Through comprehensive neutron refinement and numerical search in the degenerate ice-rule manifold, we are able to nail down the spin structures of the degenerate states and to come up with a microscopic model for calculating their transport properties. Again surprisingly, we find that the degenerate spin structures have exactly the same band structure, but different Berry curvatures in momentum space, and hence different sizes of the anomalous Hall effect. Although the Berry curvature is more related to the geometric properties of the Bloch wavefunctions than to the eigenenergies, it is hard to imagine without seeing that real physical systems with identical band structures can have different Berry curvatures.

Our systematic experimental and theoretical efforts elucidated the rather subtle symmetry operation that connects the degenerate states, which critically relies on a reversal of lattice distortion in the structure of HoAgGe. Since the Berry connection inherently depends on the atomic location in a unit cell, while the latter is largely invisible to the momentum space Hamiltonian, the distortion reversal in such a quasi-symmetry operation eventually changes the size of the AHE but not the band structure.

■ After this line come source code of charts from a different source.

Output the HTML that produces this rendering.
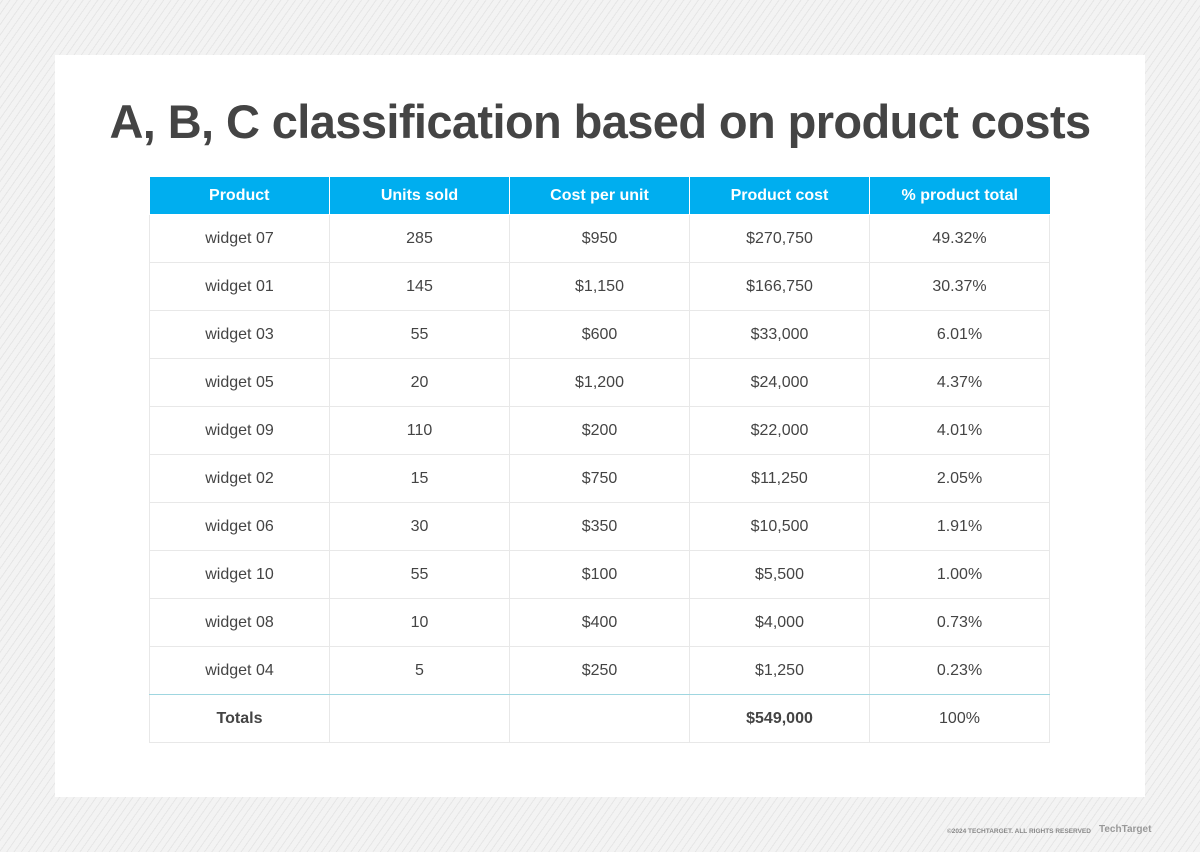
<!DOCTYPE html>
<html><head><meta charset="utf-8"><style>
html,body{margin:0;padding:0}
body{width:1200px;height:852px;position:relative;overflow:hidden;font-family:"Liberation Sans",sans-serif;
background:#f1f1f1 repeating-linear-gradient(-55deg,#f3f3f3 0 5px,#e6e6e6 5px 6px);}
.card{position:absolute;left:55px;top:55px;width:1090px;height:742px;background:#fff}
h1{position:absolute;left:0;top:94px;width:1200px;margin:0;text-align:center;font-size:47px;font-weight:bold;color:#444;letter-spacing:-0.6px}
table{position:absolute;left:149px;top:177px;border-collapse:collapse;table-layout:fixed;width:900px}
td,th{text-align:center;font-size:16px;color:#444;border:1px solid #e8e8e8;padding:0}
th{background:#00aeef;color:#fff;height:37px;border:1px solid #fff;border-top:none;font-weight:bold;font-size:16px}
th:first-child{border-left:none}th:last-child{border-right:none}
td{height:47px}
tr.last td{border-bottom:1px solid #9fd6e0}
tr.tot td.b{font-weight:bold}
.foot{position:absolute;left:947px;top:828px;font-size:6.5px;color:#888;font-weight:bold;white-space:nowrap}
.logo{position:absolute;left:1099px;top:824px;font-size:10px;color:#999;font-weight:bold}
</style></head><body>
<div class="card"></div>
<h1>A, B, C classification based on product costs</h1>
<table>
<colgroup><col style="width:180px"><col style="width:180px"><col style="width:180px"><col style="width:180px"><col style="width:180px"></colgroup>
<tr><th>Product</th><th>Units sold</th><th>Cost per unit</th><th>Product cost</th><th>% product total</th></tr>
<tr><td>widget 07</td><td>285</td><td>$950</td><td>$270,750</td><td>49.32%</td></tr>
<tr><td>widget 01</td><td>145</td><td>$1,150</td><td>$166,750</td><td>30.37%</td></tr>
<tr><td>widget 03</td><td>55</td><td>$600</td><td>$33,000</td><td>6.01%</td></tr>
<tr><td>widget 05</td><td>20</td><td>$1,200</td><td>$24,000</td><td>4.37%</td></tr>
<tr><td>widget 09</td><td>110</td><td>$200</td><td>$22,000</td><td>4.01%</td></tr>
<tr><td>widget 02</td><td>15</td><td>$750</td><td>$11,250</td><td>2.05%</td></tr>
<tr><td>widget 06</td><td>30</td><td>$350</td><td>$10,500</td><td>1.91%</td></tr>
<tr><td>widget 10</td><td>55</td><td>$100</td><td>$5,500</td><td>1.00%</td></tr>
<tr><td>widget 08</td><td>10</td><td>$400</td><td>$4,000</td><td>0.73%</td></tr>
<tr class="last"><td>widget 04</td><td>5</td><td>$250</td><td>$1,250</td><td>0.23%</td></tr>
<tr class="tot"><td class="b">Totals</td><td></td><td></td><td class="b">$549,000</td><td>100%</td></tr>
</table>
<div class="foot">©2024 TECHTARGET. ALL RIGHTS RESERVED</div>
<div class="logo">TechTarget</div>
</body></html>
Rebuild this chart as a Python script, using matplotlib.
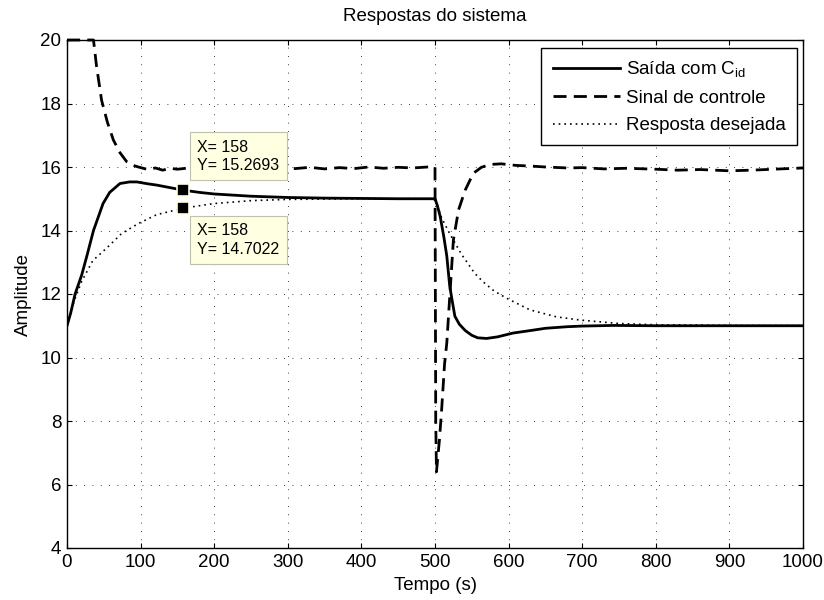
import matplotlib
matplotlib.use("Agg")
import matplotlib.pyplot as plt

plt.rcParams['font.family'] = ['Liberation Sans', 'DejaVu Sans']
plt.rcParams['mathtext.default'] = 'regular'

# saida com C_id (solid)
t_saida = [0, 5, 11, 20, 27, 36, 49, 58, 72, 85, 95, 110, 122, 140, 158, 180, 200, 250, 300,
           350, 400, 450, 499, 500, 503, 507, 512, 516, 520, 524, 527, 533, 541, 550, 558, 570,
           585, 606, 630, 650, 680, 700, 742, 800, 900, 1000]
y_saida = [11.0, 11.4, 12.0, 12.6, 13.2, 14.0, 14.85, 15.2, 15.48, 15.53, 15.53, 15.47, 15.43,
           15.35, 15.27, 15.2, 15.15, 15.08, 15.04, 15.02, 15.01, 15.0, 15.0, 15.0, 14.8, 14.45,
           13.8, 13.2, 12.25, 11.7, 11.3, 11.05, 10.85, 10.7, 10.62, 10.6, 10.65, 10.77, 10.85,
           10.92, 10.97, 10.99, 11.01, 11.0, 11.0, 11.0]

# sinal de controle (dashed)
t_ctrl = [0, 36, 40, 47, 55, 63, 72, 81, 90, 97, 110, 120, 130, 140, 150, 170, 190,
          210, 230, 250, 270, 290, 310, 330, 350, 370, 390, 410, 430, 450, 470, 490, 500,
          501, 502, 506, 509, 513, 516, 520, 525, 532, 541, 552, 563, 575, 590, 610, 630,
          650, 680, 700, 730, 760, 800, 830, 860, 900, 930, 960, 1000]
y_ctrl = [20.0, 20.0, 19.2, 18.1, 17.4, 16.85, 16.45, 16.17, 16.05, 16.0, 15.92,
          15.97, 15.9, 15.96, 15.93, 15.98, 15.92, 15.97, 15.94, 15.99, 15.93, 15.98, 15.95,
          15.99, 15.94, 15.98, 15.95, 16.0, 15.96, 15.99, 15.97, 16.0, 16.0,
          8.0, 6.4, 7.4, 8.35, 9.8, 10.45, 11.9, 13.7, 14.65, 15.27, 15.8, 15.99, 16.08, 16.1,
          16.05, 16.03, 16.0, 15.97, 15.98, 15.94, 15.96, 15.93, 15.9, 15.92, 15.88, 15.9,
          15.93, 15.97]

# resposta desejada (dotted)
t_des = [0, 10, 20, 35, 54, 74, 97, 122, 158, 200, 250, 300, 400, 500, 503, 509, 520, 536,
         554, 565, 580, 597, 629, 665, 697, 750, 800, 900, 1000]
y_des = [11.0, 11.8, 12.4, 13.05, 13.45, 13.9, 14.22, 14.5, 14.7022, 14.85, 14.94, 14.98,
         15.0, 15.0, 14.8, 14.4, 13.9, 13.25, 12.65, 12.39, 12.1, 11.87, 11.5, 11.28, 11.18,
         11.07, 11.03, 11.01, 11.0]

tip_x = [158, 158]
tip_y = [15.2693, 14.7022]

fig = plt.figure(figsize=(8.24, 6), dpi=100)
ax = fig.add_axes([67/824, 1-548/600, 736/824, 508/600])

ax.plot(t_saida, y_saida, color='black', lw=2, label='Saída com C$_{id}$')
ax.plot(t_ctrl, y_ctrl, color='black', lw=2, dashes=(4.7, 2.6), label='Sinal de controle',
        clip_on=False)
ax.plot(t_des, y_des, color='black', lw=1.2, dashes=(1, 2.4), label='Resposta desejada')

ax.set_xlim(0, 1000)
ax.set_ylim(4, 20)
ax.set_xticks(range(0, 1001, 100))
ax.set_yticks(range(4, 21, 2))
ax.grid(True, color='black', lw=0.6, dashes=(1, 9))
ax.tick_params(direction='in', top=True, right=True, length=3.6, labelsize=13.5, pad=4)
for s in ax.spines.values():
    s.set_linewidth(1.0)

ax.set_title('Respostas do sistema', fontsize=13.5, pad=14)
ax.set_xlabel('Tempo (s)', fontsize=13.5, labelpad=5)
ax.set_ylabel('Amplitude', fontsize=13.5, labelpad=6)

leg = ax.legend(loc='upper right', bbox_to_anchor=(0.9918, 0.9843), borderaxespad=0,
                fontsize=13.5, fancybox=False, framealpha=1, edgecolor='black',
                handlelength=3.6, handletextpad=0.3, borderpad=0.6, labelspacing=0.55)
leg.get_frame().set_linewidth(1.0)

# data tips
ax.plot(tip_x, tip_y, 's', color='black', ms=8, mec='#ffffe1', mew=1.2, zorder=6)
ax.annotate('X= %d\nY= %.4f' % (tip_x[0], tip_y[0]), xy=(tip_x[0], tip_y[0]),
            xytext=(14, 17), textcoords='offset pixels', ha='left', va='bottom',
            fontsize=11.5, linespacing=1.3, zorder=5,
            bbox=dict(boxstyle='square,pad=0.45', fc='#ffffe1', ec='#c0c0ac', lw=0.8))
ax.annotate('X= %d\nY= %.4f' % (tip_x[1], tip_y[1]), xy=(tip_x[1], tip_y[1]),
            xytext=(14, -15), textcoords='offset pixels', ha='left', va='top',
            fontsize=11.5, linespacing=1.3, zorder=5,
            bbox=dict(boxstyle='square,pad=0.45', fc='#ffffe1', ec='#c0c0ac', lw=0.8))

fig.savefig('out.png', dpi=100)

Our work is built upon the active research in the topical areas of quantum spin ice systems and anomalous transport in noncollinear antiferromagnets, but advances these fields by cross-disciplinary findings that crucially require ingredients from both: The massive ground state degeneracy of frustrated spin systems provides a reservoir for novel noncollinear spin configurations that host characteristic anomalous transport properties. Our work also points to the special role of lattice distortion and distortion reversal in quantum spin systems. In particular, our theoretical analysis indicates that similar phenomena should generally occur in quantum spin systems with nontrivial lattice distortion and relatively weak spin-orbit coupling.

• Zhao, K., Tokiwa, Y., Chen, H., and Gegenwart, P., Discrete degeneracies distinguished by the anomalous Hall effect in a metallic kagome ice compound. Nat. Phys. (2024).
• News & Views: Enke Liu, Electronic transport probes a hidden state, Nat. Phys. (2024).

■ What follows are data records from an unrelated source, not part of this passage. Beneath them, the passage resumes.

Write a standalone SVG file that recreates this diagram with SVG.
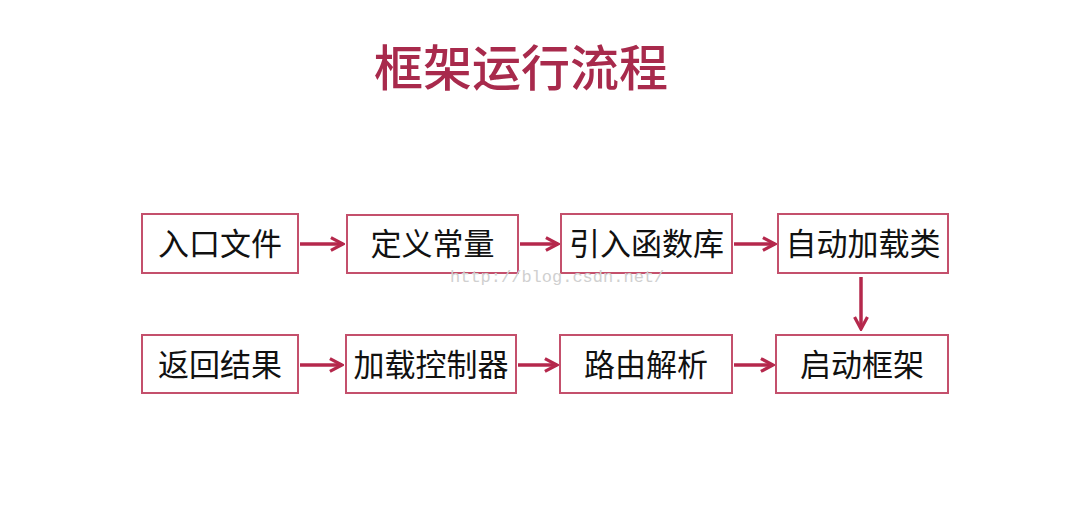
<svg xmlns="http://www.w3.org/2000/svg" width="1092" height="532" viewBox="0 0 1092 532">
<style>
.box{fill:#fff;stroke:#c4506c;stroke-width:2}
.lbl{font-family:"Noto Sans CJK SC","Noto Sans",sans-serif;font-size:31px;fill:#111;text-anchor:middle}
.title{font-family:"Noto Sans CJK SC","Noto Sans",sans-serif;font-size:49px;font-weight:500;fill:#a82a4c;text-anchor:middle}
.arr{stroke:#b5284c;stroke-width:3.5;fill:none;marker-end:url(#ah)}
.wm{font-family:"Liberation Mono",monospace;font-size:17px;fill:#d0d0d0}
</style>
<defs>
<marker id="ah" viewBox="0 0 10 10" refX="8.5" refY="5" markerWidth="4.6" markerHeight="4.6" orient="auto" markerUnits="strokeWidth">
<polyline points="1,1 8.5,5 1,9" fill="none" stroke="#b5284c" stroke-width="2"/>
</marker>
</defs>
<rect width="1092" height="532" fill="#fff"/>
<text class="title" x="521" y="86">框架运行流程</text>
<g id="n1"><rect class="box" x="142" y="214" width="156" height="59"/><text class="lbl" x="220" y="255">入口文件</text></g>
<g id="n2"><rect class="box" x="347" y="215" width="171" height="58"/><text class="lbl" x="432.5" y="255">定义常量</text></g>
<g id="n3"><rect class="box" x="561" y="214" width="171" height="59"/><text class="lbl" x="646.5" y="255">引入函数库</text></g>
<g id="n4"><rect class="box" x="778" y="214" width="170" height="59"/><text class="lbl" x="863" y="255">自动加载类</text></g>
<g id="n5"><rect class="box" x="776" y="335" width="172" height="58"/><text class="lbl" x="862" y="376">启动框架</text></g>
<g id="n6"><rect class="box" x="560" y="335" width="172" height="58"/><text class="lbl" x="646" y="376">路由解析</text></g>
<g id="n7"><rect class="box" x="346" y="335" width="170" height="58"/><text class="lbl" x="431" y="376">加载控制器</text></g>
<g id="n8"><rect class="box" x="142" y="335" width="156" height="58"/><text class="lbl" x="220" y="376">返回结果</text></g>
<g id="connectors">
<line class="arr" x1="300" y1="244" x2="343" y2="244"/>
<line class="arr" x1="520" y1="244" x2="558" y2="244"/>
<line class="arr" x1="734" y1="244" x2="775" y2="244"/>
<line class="arr" x1="861" y1="277" x2="861" y2="329"/>
<line class="arr" x1="734" y1="365" x2="773" y2="365"/>
<line class="arr" x1="518" y1="365" x2="557" y2="365"/>
<line class="arr" x1="300" y1="365" x2="342" y2="365"/>
</g>
<text class="wm" x="450" y="282">http://blog.csdn.net/</text>
</svg>
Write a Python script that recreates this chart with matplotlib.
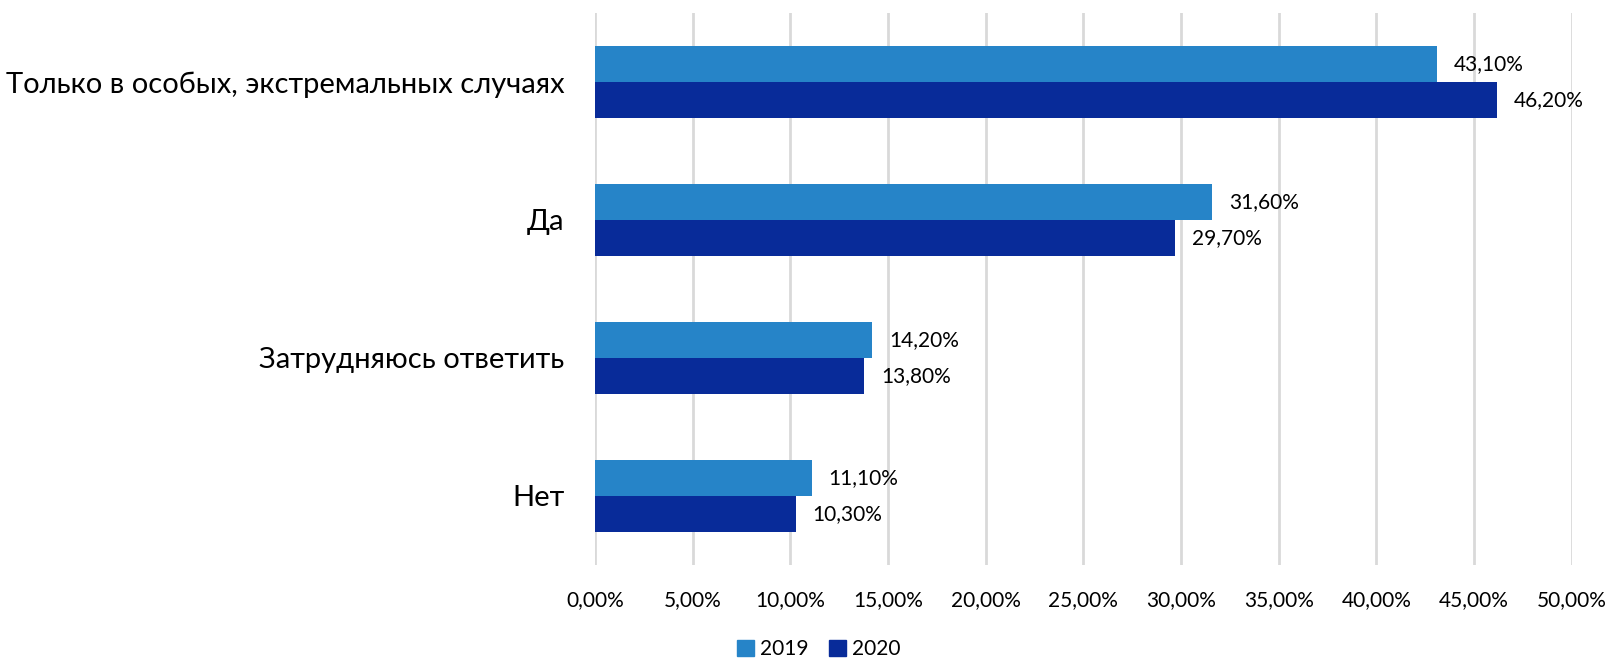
import matplotlib
matplotlib.use("Agg")
import matplotlib.pyplot as plt
import numpy as np
from matplotlib.patches import Patch

categories = ["Только в особых, экстремальных случаях", "Да", "Затрудняюсь ответить", "Нет"]
values_2019 = [43.1, 31.6, 14.2, 11.1]
values_2020 = [46.2, 29.7, 13.8, 10.3]
series_names = ["2019", "2020"]
xticks = [0, 5, 10, 15, 20, 25, 30, 35, 40, 45, 50]

c2019 = "#2684C8"
c2020 = "#082B99"

plt.rcParams['font.family'] = ['Lato', 'DejaVu Sans']

fig = plt.figure(figsize=(16.12, 6.59), dpi=100)
ax = fig.add_axes([0.369, 0.1426, 0.606, 0.838])

n = len(categories)
y = np.arange(n)
h = 0.26
ax.barh(y - h/2, values_2019, height=h, color=c2019, zorder=3)
ax.barh(y + h/2, values_2020, height=h, color=c2020, zorder=3)

def fmt(v):
    return f"{v:.2f}".replace(".", ",") + "%"

for i in range(n):
    ax.text(values_2019[i] + 0.85, y[i] - h/2, fmt(values_2019[i]), va='center', ha='left', fontsize=15, color='#000000')
    ax.text(values_2020[i] + 0.85, y[i] + h/2, fmt(values_2020[i]), va='center', ha='left', fontsize=15, color='#000000')

ax.set_xlim(0, 50)
ax.set_ylim(n - 0.5, -0.5)
ax.set_xticks(xticks)
ax.set_xticklabels([fmt(t) for t in xticks], fontsize=15)
ax.set_yticks(y)
ax.set_yticklabels(categories, fontsize=21)
ax.tick_params(axis='y', length=0, pad=22)
ax.tick_params(axis='x', length=0, pad=18)
for s in ax.spines.values():
    s.set_visible(False)
ax.xaxis.grid(True, color='#D9D9D9', linewidth=2, zorder=0)
ax.set_axisbelow(True)

handles = [Patch(color=c2019, label=series_names[0]), Patch(color=c2020, label=series_names[1])]
fig.legend(handles=handles, loc='center', bbox_to_anchor=(0.508, 0.015), ncol=2, frameon=False,
           fontsize=15, handlelength=0.8, handleheight=0.8, handletextpad=0.3, columnspacing=1.0)

fig.savefig("out.png", dpi=100)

Spintronics exploits the idea of using electron spin instead of charge to encode and process information. But can electrons carry more than just spin across diverse materials? Our work answers with a resounding yes, unveiling the transport of spin “shape” in solids. The word “shape” means how spin is distributed spatially about the center of mass of a single electron wave packet. In practice it can be described by the multipole moments of spin distributions. We have isolated the part of such multipole moments that does not depend on how the wave packets are constructed, thus having an absolute meaning. Similar to spin, the well-defined spin or magnetic multipole moments can then be transported by electrons driven by external fields. As one example, we showed that an electric current flowing through phosphorene subjected to a perpendicular electric field can generate magnetic octupole moments. Such octupole moments are manifested by accumulation of spins with alternating signs at square sample corners, as illustrated in the figure below. Our work propels the emergence of “multipoletronics,” a promising new phase beyond spintronics.

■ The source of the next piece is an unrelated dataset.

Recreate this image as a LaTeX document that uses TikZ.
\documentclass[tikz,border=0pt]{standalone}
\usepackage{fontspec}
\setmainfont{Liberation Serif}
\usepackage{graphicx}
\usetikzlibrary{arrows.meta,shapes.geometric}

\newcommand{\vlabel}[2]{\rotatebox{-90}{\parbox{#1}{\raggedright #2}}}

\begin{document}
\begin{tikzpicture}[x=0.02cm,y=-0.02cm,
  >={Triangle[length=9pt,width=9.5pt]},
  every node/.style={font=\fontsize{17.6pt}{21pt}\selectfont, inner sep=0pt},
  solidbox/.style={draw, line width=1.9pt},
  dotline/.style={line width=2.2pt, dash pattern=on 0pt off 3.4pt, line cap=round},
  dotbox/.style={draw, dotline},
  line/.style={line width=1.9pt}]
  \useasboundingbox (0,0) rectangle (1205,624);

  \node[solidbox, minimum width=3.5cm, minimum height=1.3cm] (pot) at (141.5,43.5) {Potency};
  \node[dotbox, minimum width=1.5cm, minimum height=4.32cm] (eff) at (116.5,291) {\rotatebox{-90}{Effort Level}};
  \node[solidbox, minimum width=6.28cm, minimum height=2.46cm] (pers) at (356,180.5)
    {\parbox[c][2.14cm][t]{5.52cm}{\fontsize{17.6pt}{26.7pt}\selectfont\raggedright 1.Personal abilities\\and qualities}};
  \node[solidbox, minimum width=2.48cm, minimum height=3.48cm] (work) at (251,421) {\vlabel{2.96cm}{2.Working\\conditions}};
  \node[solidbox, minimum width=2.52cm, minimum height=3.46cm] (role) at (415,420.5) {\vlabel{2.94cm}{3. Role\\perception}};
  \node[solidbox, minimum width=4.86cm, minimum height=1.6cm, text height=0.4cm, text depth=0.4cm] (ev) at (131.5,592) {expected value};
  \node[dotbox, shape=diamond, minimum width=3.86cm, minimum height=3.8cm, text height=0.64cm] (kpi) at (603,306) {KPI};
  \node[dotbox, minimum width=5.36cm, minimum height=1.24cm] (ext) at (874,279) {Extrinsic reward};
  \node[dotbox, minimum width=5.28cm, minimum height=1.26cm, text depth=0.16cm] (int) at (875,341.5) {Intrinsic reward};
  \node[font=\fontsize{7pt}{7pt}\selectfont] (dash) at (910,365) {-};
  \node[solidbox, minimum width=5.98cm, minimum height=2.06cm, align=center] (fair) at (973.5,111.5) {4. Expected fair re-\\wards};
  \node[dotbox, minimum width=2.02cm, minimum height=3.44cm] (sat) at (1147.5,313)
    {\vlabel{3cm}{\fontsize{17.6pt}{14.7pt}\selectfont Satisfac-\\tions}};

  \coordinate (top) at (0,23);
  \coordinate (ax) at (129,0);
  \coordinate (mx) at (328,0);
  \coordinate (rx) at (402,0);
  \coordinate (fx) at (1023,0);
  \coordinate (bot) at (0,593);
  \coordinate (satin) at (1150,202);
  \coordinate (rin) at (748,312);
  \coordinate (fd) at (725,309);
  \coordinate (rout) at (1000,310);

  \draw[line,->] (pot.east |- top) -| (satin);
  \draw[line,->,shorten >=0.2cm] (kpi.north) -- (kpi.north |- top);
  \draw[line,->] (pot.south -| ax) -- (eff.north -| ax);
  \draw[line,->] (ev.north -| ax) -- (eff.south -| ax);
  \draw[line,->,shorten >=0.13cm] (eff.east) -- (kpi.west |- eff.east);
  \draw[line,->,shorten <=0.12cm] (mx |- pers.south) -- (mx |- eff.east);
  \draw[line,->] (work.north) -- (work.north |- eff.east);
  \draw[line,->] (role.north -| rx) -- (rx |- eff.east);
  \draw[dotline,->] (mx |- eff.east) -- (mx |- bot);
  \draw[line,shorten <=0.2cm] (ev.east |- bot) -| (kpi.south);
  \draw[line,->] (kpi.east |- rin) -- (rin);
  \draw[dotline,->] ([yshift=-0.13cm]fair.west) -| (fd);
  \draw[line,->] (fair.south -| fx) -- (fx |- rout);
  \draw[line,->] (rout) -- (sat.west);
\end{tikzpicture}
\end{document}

Muhammad Tahir and Hua Chen, Transport of Spin Magnetic Multipole Moments Carried by Bloch Quasiparticles, Phys. Rev. Lett. 131, 106701 (2023).

From spintronics to multipoletronics: How CSU research could allow for big developments in data processing (CSU SOURCE)

In the ordinary Hall effect, it is the magnetic field that tells which way the electric currents driven by a voltage bias should be deflected, simply through the Lorentz force. In a ferromagnetic conductor, it is the direction of the magnetization that determines that of the transverse anomalous Hall current flow, despite the more complicated microscopic mechanisms. However, for antiferromagnets when the magnetization vanishes but the anomalous Hall effect does not, how can the electrons know which way they should be deflected? In this work we answered this question by introducing a new quantity named as electronic chiralization (EC), that is determined by the spatial gradients of the microscopic magnetization rather than its mean. EC transforms in exactly the same way as the anomalous Hall vector under all space group operations, including continuous translation, and is free from the difficulties of defining multipole moments of infinite systems. Moreover, EC provides intuitive guidance for the search of new unconventional magnetic systems hosting the AHE as it suggests what types of spin and charge textures are necessary for the AHE. To demonstrate this we provided two novel, experimentally relevant examples: charge-ordered kagome spin ice, and 2D Dirac electrons skew-scattered by a magnetic charge texture. The former may solve the puzzle of the experimentally observed AHE in certain frustrated spin systems that lack long-range magnetic dipole order, while the latter demonstrates another paradigm of noncollinear magnetic textures, magnetic charge or monopole, that can give rise to the AHE, in contrast to the well-known scalar spin chirality and skyrmions.

Electronic chiralization as an indicator of the anomalous Hall effect in unconventional magnetic systems
Hua Chen, Phys. Rev. B 106, 024421 (2022).